3. Example for anti-ferromagnetic bcc Cr
For an anti-ferromagnetic calculation, the only major change with respect to the ferromagnetic one is that the spin axis for each atom has to be specified. In exciting this is done by setting the attribute bfcmt of the element atom.
... <species speciesfile="Cr.xml"> <atom coord="0.00 0.00 0.00" bfcmt="0.0 0.0 1.7"/> <atom coord="0.50 0.50 0.50" bfcmt="0.0 0.0 -1.7"/> </species> ...
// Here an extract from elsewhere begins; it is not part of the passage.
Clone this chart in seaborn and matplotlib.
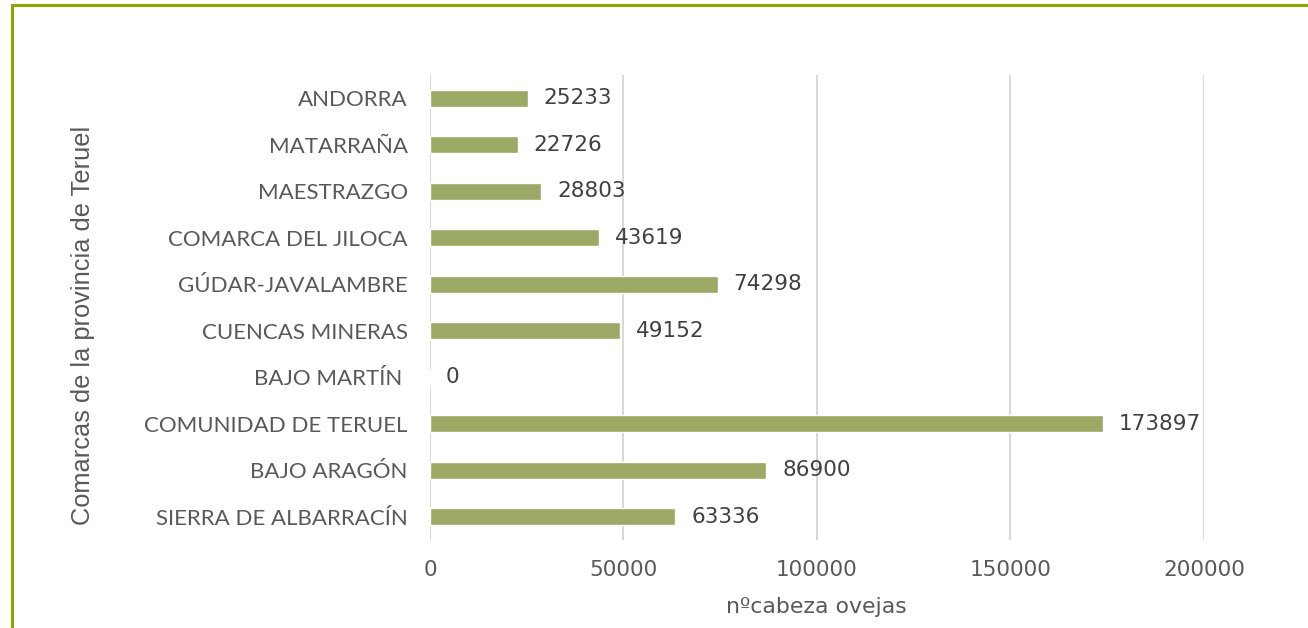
import matplotlib
matplotlib.use("Agg")
import matplotlib.pyplot as plt
import seaborn as sns
import pandas as pd

comarcas = [
    "ANDORRA",
    "MATARRAÑA",
    "MAESTRAZGO",
    "COMARCA DEL JILOCA",
    "GÚDAR-JAVALAMBRE",
    "CUENCAS MINERAS",
    "BAJO MARTÍN ",
    "COMUNIDAD DE TERUEL",
    "BAJO ARAGÓN",
    "SIERRA DE ALBARRACÍN",
]
ovejas = [25233, 22726, 28803, 43619, 74298, 49152, 0, 173897, 86900, 63336]
x_ticks = [0, 50000, 100000, 150000, 200000]

df = pd.DataFrame({"comarca": comarcas, "ovejas": ovejas})

sns.set_style("white")
plt.rcParams["font.family"] = ["DejaVu Sans"]
text_color = "#595959"

fig = plt.figure(figsize=(13.08, 6.28), dpi=100)
ax = fig.add_axes([0.3287, 0.140, 0.5918, 0.7406])

sns.barplot(data=df, x="ovejas", y="comarca", color="#9BA964", width=0.36,
            saturation=1, ax=ax)

ax.set_xlim(0, 200000)
ax.set_xticks(x_ticks)
ax.xaxis.grid(True, color="#D9D9D9", linewidth=1.5)
ax.set_axisbelow(True)
for s in ax.spines.values():
    s.set_visible(False)
ax.tick_params(axis="both", length=0, colors=text_color)
ax.tick_params(axis="x", labelsize=15.5, pad=14)
ax.tick_params(axis="y", pad=16)
for lbl in ax.get_yticklabels():
    lbl.set_fontfamily(["Lato", "DejaVu Sans"])
    lbl.set_fontsize(16)
for lbl in ax.get_xticklabels() + ax.get_yticklabels():
    lbl.set_color(text_color)

# data labels
for cont in ax.containers:
    ax.bar_label(cont, labels=[str(v) for v in ovejas], padding=11.5,
                 fontsize=15.5, color="#404040")

ax.set_xlabel("nºcabeza ovejas", fontsize=15.8, color=text_color, va="center")
ax.xaxis.set_label_coords(0.4987, -0.144)
ax.set_ylabel("Comarcas de la provincia de Teruel", fontsize=18.3,
              color=text_color, family=["Liberation Sans", "DejaVu Sans"],
              va="center")
ax.yaxis.set_label_coords(-0.448, 0.462)

# green frame (only top/left visible in the original crop)
fig.add_artist(plt.Line2D([0.0092, 0.0092], [0, 0.992], transform=fig.transFigure,
                          color="#8BA600", linewidth=2.2))
fig.add_artist(plt.Line2D([0.0092, 1], [0.992, 0.992], transform=fig.transFigure,
                          color="#8BA600", linewidth=2.2))

fig.savefig("out.png", dpi=100)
To simulate the anti-ferromagnetic ordering for Cr in the bcc phase, we have to choose a unit cell which is twice as large the primitive cell of the bcc lattice and, therefore, contains two Cr atoms (do you know why?). The corresponding input file (input.xml) can be found in To-Do/AFM/step0.
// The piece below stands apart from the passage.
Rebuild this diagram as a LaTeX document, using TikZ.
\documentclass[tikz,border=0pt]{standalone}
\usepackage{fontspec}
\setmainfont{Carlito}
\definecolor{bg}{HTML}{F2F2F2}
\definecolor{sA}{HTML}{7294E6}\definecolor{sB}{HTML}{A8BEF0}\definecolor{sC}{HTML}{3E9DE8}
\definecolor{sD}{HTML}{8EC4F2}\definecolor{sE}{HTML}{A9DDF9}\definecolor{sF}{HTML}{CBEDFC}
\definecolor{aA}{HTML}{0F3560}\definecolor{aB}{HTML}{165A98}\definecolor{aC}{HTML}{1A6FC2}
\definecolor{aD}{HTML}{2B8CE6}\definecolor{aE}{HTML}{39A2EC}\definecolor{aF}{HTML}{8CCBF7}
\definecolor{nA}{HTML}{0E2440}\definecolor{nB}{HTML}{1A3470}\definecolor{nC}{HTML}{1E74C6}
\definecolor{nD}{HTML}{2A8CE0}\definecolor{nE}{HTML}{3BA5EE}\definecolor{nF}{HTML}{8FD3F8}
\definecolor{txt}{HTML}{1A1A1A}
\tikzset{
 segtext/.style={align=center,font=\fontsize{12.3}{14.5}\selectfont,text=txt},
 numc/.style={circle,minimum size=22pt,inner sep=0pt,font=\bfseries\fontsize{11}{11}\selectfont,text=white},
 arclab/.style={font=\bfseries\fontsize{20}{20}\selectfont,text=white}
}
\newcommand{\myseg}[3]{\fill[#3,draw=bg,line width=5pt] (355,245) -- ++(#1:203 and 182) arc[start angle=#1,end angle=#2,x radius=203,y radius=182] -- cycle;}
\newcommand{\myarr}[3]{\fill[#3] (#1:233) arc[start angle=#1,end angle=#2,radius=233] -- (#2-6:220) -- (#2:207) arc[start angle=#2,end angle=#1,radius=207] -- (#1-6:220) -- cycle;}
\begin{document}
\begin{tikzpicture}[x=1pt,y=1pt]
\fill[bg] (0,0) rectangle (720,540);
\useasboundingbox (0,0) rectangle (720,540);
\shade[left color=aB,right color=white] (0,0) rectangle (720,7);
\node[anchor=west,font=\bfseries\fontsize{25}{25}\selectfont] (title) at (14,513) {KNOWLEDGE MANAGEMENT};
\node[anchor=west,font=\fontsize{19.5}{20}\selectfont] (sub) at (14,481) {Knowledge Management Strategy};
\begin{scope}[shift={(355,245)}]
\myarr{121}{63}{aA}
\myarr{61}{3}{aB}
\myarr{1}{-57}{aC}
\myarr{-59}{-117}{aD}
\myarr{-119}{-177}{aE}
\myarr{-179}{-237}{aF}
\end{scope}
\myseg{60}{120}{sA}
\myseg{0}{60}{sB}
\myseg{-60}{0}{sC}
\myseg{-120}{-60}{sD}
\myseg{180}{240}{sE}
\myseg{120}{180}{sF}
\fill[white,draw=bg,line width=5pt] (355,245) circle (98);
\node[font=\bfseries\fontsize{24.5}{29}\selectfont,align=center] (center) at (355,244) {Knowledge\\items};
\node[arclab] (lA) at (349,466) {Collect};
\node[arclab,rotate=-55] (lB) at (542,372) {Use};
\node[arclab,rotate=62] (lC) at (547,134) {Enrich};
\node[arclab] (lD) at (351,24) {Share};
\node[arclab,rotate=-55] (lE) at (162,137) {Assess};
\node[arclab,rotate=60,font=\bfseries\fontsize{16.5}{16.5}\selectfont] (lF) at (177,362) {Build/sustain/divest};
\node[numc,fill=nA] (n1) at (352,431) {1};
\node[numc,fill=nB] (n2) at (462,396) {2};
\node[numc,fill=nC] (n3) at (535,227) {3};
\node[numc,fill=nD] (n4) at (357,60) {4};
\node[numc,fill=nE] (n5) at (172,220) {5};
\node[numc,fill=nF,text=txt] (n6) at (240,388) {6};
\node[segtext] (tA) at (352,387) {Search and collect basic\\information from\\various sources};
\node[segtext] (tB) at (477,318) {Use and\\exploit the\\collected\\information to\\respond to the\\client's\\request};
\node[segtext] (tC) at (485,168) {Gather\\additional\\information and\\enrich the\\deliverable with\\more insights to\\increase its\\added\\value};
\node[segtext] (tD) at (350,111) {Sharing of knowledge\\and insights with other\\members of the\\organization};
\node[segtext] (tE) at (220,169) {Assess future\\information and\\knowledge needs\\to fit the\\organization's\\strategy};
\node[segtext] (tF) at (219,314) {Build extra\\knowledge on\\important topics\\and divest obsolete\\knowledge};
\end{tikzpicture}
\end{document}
<input> <title>AFM bcc Cr</title> <structure speciespath="$EXCITINGROOT/species/"> <crystal scale="5.4424"> <basevect> 1.0 0.0 0.0 </basevect> <basevect> 0.0 1.0 0.0 </basevect> <basevect> 0.0 0.0 1.0 </basevect> </crystal> <species speciesfile="Cr.xml"> <atom coord="0.00 0.00 0.00" bfcmt="0.0 0.0 1.7"/> <atom coord="0.50 0.50 0.50" bfcmt="0.0 0.0 -1.7"/> </species> </structure> <groundstate ngridk="8 8 8" xctype="GGAPerdew-Burke-Ernzerhof" stype= "Methfessel-Paxton 1" swidth="0.05" rgkmax="6.0" nempty="5" maxscl="20" vkloff="0.5 0.5 0.5"> <spin bfieldc="0.0 0.0 1.0" reducebf="0.5" spinorb="true"> </spin> </groundstate> <properties> <dos nsmdos="0" winddos="-0.3 0.3" /> <LSJ/> </properties> </input>
Also in this case, do not forget to replace in the input.xml the string "$EXCITINGROOT" by the actual value of the environment variable $EXCITINGROOT.
Now, run exciting.
$ excitingser
As we have seen before, the resulting total moment per unit cell is written in the output file MOMENT.OUT. In this case, obviously, the value should be very close to zero for anti-ferromagnetic systems. The result for the magnetic moment per atom can be found at the bottom of the file INFO.OUT.
Exercise
- How many empty states need to be considered to reach a converged value of the magnetic moment?